For the GMI 2006 demo, Telcordia and SAIC provided custom programming for the session initiation protocol (SIP)-based phones and the Parlay Application Server. The NCS contributed the server while Sonus added the resource priority code and used its GSX Media gateway, Network Border Switch and PSX Policy Router to complete high-priority calls to and from SIP to public networks set up in Verizon's Waltham, Mass., lab.
Phelan called the demonstration a success and said that although the service isn't yet generally available, Sonus hopes to have it certified by the NCS in the first part of next year.
One of the baseline practices of this service is that it doesn't pre-empt calls.

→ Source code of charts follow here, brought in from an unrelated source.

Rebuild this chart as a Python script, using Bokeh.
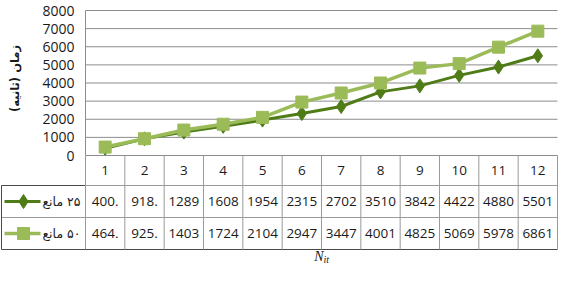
import math
from bokeh.plotting import figure
from bokeh.models import Range1d
from bokeh.core.properties import value
from bokeh.embed import file_html
from bokeh.resources import INLINE

# ---- data ----
categories = [1, 2, 3, 4, 5, 6, 7, 8, 9, 10, 11, 12]
s25 = [400.6, 918.4, 1289, 1608, 1954, 2315, 2702, 3510, 3842, 4422, 4880, 5501]
s50 = [464.3, 925.7, 1403, 1724, 2104, 2947, 3447, 4001, 4825, 5069, 5978, 6861]
series_names = ["\u200F۲۵ مانع", "\u200F۵۰ مانع"]
y_ticks = [0, 1000, 2000, 3000, 4000, 5000, 6000, 7000, 8000]
y_label = "\u200Fزمان (ثانیه)\u200F"
x_title_main, x_title_sub = "N", "it"

DARK = "#4f7c17"
LIGHT = "#9bbb59"
GRID = "#8c8c8c"
INNER = "#9a9a9a"
OUTER = "#4a4a4a"
TXT = "#1a1a1a"
NUMFONT = "Open Sans"
FA_FONT = "DejaVu Sans"

# ---- layout geometry (page pixels) ----
W, H = 558, 265
LEFT, TOP = 8, 8
COL0 = 93          # left edge of first category column
COLEND = 565       # right edge of last column
colw = (COLEND - COL0) / 12.0
Y_TOP_PX, Y_ZERO_PX = 18, 163
ky = (Y_ZERO_PX - Y_TOP_PX) / float(y_ticks[-1])


def px(p):
    return 0.5 + (p - COL0) / colw


def py(p):
    return (Y_ZERO_PX - p) / ky


p = figure(width=W, height=H,
           x_range=Range1d(px(LEFT), px(LEFT + W)),
           y_range=Range1d(py(TOP + H), py(TOP)),
           output_backend="svg", toolbar_location=None,
           x_axis_location=None, y_axis_location=None,
           min_border=0, min_border_left=0, min_border_right=0,
           min_border_top=0, min_border_bottom=0)
p.outline_line_color = None
p.grid.visible = False

x_first = categories[0] - 0.5
x_last = categories[-1] + 0.5

# ---- chart: grid, axis, tick labels, axis title ----
p.segment(x0=[x_first] * len(y_ticks), y0=y_ticks, x1=[x_last] * len(y_ticks), y1=y_ticks,
          color=GRID, line_width=1)
p.segment(x0=[x_first], y0=[y_ticks[0]], x1=[x_first], y1=[y_ticks[-1]], color=GRID, line_width=1)
p.text(x=[px(82)] * len(y_ticks), y=y_ticks, text=[str(t) for t in y_ticks],
       text_align="right", text_baseline="middle", text_font=value(NUMFONT),
       text_font_size="14px", text_color=TXT)
p.text(x=[px(22)], y=[py(86)], text=[y_label], angle=math.pi / 2,
       text_align="center", text_baseline="middle", text_font=value(FA_FONT),
       text_font_size="11.5px", text_font_style="bold", text_color=TXT)

# ---- series ----
p.line(categories, s25, color=DARK, line_width=3)
p.scatter(categories, s25, marker="diamond", size=14, color=DARK)
p.line(categories, s50, color=LIGHT, line_width=3.5)
p.scatter(categories, s50, marker="square", size=12, color=LIGHT)

# ---- data table ----
r1, r2, r3 = py(193), py(225), py(257)
xl = px(9)
p.segment(x0=[x_first, xl], y0=[r1, r2], x1=[x_last, x_last], y1=[r1, r2], color=INNER, line_width=1)
p.segment(x0=[xl], y0=[r1], x1=[x_first], y1=[r1], color=OUTER, line_width=1)
p.segment(x0=[xl, xl], y0=[r1, r3], x1=[xl, x_last], y1=[r3, r3], color=OUTER, line_width=1)
vx = [c - 0.5 for c in categories] + [x_last]
p.segment(x0=vx, y0=[0] * len(vx), x1=vx, y1=[r3] * len(vx), color=INNER, line_width=1)

lab25 = [("%.1f" % v)[:4] for v in s25]
lab50 = [("%.1f" % v)[:4] for v in s50]
for yy, labels in ((py(178), [str(c) for c in categories]), (py(209), lab25), (py(241), lab50)):
    p.text(x=categories, y=[yy] * len(categories), text=labels,
           text_align="center", text_baseline="middle", text_font=value(NUMFONT),
           text_font_size="13.5px", text_color=TXT)

ym1, ym2 = py(209), py(241)
p.line([px(12), px(48)], [ym1, ym1], color=DARK, line_width=3)
p.scatter([px(31)], [ym1], marker="diamond", size=14, color=DARK)
p.line([px(12), px(48)], [ym2, ym2], color=LIGHT, line_width=3.5)
p.scatter([px(31)], [ym2], marker="square", size=12, color=LIGHT)
p.text(x=[px(88), px(88)], y=[ym1, ym2], text=series_names, text_align="right",
       text_baseline="middle", text_font=value(FA_FONT), text_font_size="12.5px", text_color=TXT)

# ---- x axis title N_it ----
p.text(x=[px(331)], y=[py(264)], text=[x_title_main], text_align="right", text_baseline="middle",
       text_font=value("Liberation Serif"), text_font_style="italic", text_font_size="14px",
       text_color=TXT)
p.text(x=[px(331)], y=[py(267)], text=[x_title_sub], text_align="left", text_baseline="middle",
       text_font=value("Liberation Serif"), text_font_style="italic", text_font_size="10px",
       text_color=TXT)

open("out.html", "w").write(file_html(p, INLINE))
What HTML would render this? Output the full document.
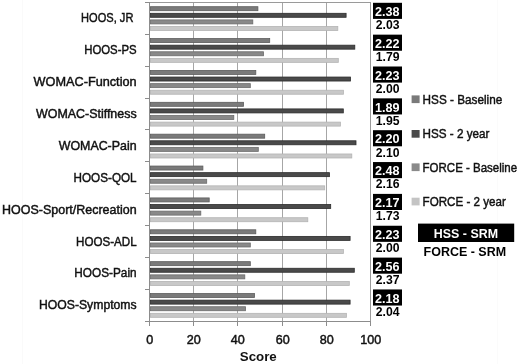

“Once you get your call established, you're not going to get bumped off [the call] by the president, but the president does have a better chance of getting his call connected than you do,” Phelan said.
It would be easy to assume GETS was driven by the events of Sept. 11, 2001, but the system came on-line a couple of weeks before that. However, that emergency did drive the development of the WPS, which came out a year later.
The FCC issued a public comment on this fall's testing. “The events of Sept. 11, 2001, and last year's hurricane season underscored America's dependence on an effective national telecommunications infrastructure,” the statement read. “The new [Public Safety and Homeland Security Bureau] will build on the commission's long-standing commitment to meet the needs of public safety by promoting robust, reliable and resilient communications services in times of emergency.”
GOVERNMENT EMERGENCY TELECOMMUNICATIONS SERVICE
GETS is an emergency communications service used when National Security and Emergency Preparedness (NS/EP) personnel can't complete emergency calls through their regular telecommunications means. GETS
- was developed in response to White House tasking to provide NS/EP users emergency access and specialized processing in local and long-distance telephone networks.
- is accessed through the Federal Technology Service, the Diplomatic Telecommunications Service and the Defense Switched Network. It is in a constant state of readiness.
- uses PINs to give authorized users access and protect against fraud.
- survives numerous switch failures without call disruption because of software enhancements to public network's interconnecting paths.
- triggers Priority Treatment features such as trunk queuing using unique NS/EP codepoints that are carried across the signaling network and exempts users from restrictive network management controls used to reduce network congestion.